MATERIAL:
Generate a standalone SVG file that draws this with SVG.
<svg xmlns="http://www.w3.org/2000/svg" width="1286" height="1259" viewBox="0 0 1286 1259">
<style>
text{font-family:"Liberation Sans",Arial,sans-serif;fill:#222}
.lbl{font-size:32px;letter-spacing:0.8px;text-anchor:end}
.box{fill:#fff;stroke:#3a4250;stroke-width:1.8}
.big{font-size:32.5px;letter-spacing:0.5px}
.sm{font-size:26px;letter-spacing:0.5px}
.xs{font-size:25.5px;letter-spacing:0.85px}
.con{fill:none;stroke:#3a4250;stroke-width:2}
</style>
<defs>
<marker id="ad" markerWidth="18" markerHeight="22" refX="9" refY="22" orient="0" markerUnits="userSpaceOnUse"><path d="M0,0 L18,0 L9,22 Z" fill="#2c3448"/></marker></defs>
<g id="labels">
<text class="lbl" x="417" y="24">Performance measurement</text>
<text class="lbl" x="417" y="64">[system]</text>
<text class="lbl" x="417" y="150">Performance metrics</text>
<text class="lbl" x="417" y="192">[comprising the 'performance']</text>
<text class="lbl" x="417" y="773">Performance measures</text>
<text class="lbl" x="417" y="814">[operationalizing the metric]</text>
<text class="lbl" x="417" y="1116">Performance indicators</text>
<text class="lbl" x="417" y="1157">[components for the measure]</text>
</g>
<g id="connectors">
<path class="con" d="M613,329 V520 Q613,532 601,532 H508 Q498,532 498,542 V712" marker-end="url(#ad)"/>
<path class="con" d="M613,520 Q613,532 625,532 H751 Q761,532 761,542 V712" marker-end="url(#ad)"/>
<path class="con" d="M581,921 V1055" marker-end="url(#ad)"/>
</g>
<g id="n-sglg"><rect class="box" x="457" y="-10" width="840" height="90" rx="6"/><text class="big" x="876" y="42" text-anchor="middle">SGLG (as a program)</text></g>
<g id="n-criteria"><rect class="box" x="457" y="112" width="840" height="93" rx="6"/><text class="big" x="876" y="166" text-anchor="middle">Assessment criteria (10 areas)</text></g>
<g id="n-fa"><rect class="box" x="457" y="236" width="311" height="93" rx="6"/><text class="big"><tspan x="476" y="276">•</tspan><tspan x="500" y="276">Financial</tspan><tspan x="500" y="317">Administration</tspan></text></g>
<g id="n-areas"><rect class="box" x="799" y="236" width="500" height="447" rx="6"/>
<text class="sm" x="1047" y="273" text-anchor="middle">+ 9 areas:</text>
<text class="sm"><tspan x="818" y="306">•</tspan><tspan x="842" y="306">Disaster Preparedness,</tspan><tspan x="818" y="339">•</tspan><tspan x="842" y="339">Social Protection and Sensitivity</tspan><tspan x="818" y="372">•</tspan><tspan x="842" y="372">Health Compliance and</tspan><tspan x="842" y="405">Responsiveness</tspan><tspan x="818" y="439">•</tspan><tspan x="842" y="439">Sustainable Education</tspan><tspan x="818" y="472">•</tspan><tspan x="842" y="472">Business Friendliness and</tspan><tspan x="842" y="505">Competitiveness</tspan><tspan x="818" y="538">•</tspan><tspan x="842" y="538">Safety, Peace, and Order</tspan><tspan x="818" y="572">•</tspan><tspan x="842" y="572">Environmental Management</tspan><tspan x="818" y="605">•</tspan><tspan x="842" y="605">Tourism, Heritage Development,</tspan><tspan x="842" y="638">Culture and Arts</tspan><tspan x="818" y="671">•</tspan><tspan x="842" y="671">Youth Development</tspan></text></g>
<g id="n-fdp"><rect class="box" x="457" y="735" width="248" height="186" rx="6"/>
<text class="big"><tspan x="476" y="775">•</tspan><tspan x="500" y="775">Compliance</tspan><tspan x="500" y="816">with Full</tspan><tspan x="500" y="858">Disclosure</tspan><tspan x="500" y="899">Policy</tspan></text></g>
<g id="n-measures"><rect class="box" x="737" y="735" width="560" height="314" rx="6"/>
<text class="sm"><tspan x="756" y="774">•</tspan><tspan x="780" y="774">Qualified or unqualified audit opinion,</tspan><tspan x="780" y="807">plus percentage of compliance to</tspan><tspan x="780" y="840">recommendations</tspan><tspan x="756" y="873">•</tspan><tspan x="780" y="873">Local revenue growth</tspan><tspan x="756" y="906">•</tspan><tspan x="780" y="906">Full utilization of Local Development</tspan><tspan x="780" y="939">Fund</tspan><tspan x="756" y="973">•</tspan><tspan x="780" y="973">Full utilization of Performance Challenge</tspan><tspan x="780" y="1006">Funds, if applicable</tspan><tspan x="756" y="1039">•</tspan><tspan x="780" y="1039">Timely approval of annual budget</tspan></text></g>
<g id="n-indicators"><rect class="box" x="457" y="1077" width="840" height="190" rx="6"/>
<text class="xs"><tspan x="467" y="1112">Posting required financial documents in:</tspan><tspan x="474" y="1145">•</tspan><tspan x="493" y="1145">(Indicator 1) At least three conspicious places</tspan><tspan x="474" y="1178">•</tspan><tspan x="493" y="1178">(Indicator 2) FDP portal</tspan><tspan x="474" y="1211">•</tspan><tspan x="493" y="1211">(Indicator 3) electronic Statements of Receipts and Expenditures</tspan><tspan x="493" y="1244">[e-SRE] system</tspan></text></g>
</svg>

TASK REQUIREMENTS:
Output nothing but the number of lines in the data containing the string "with".

RESPONSE:
2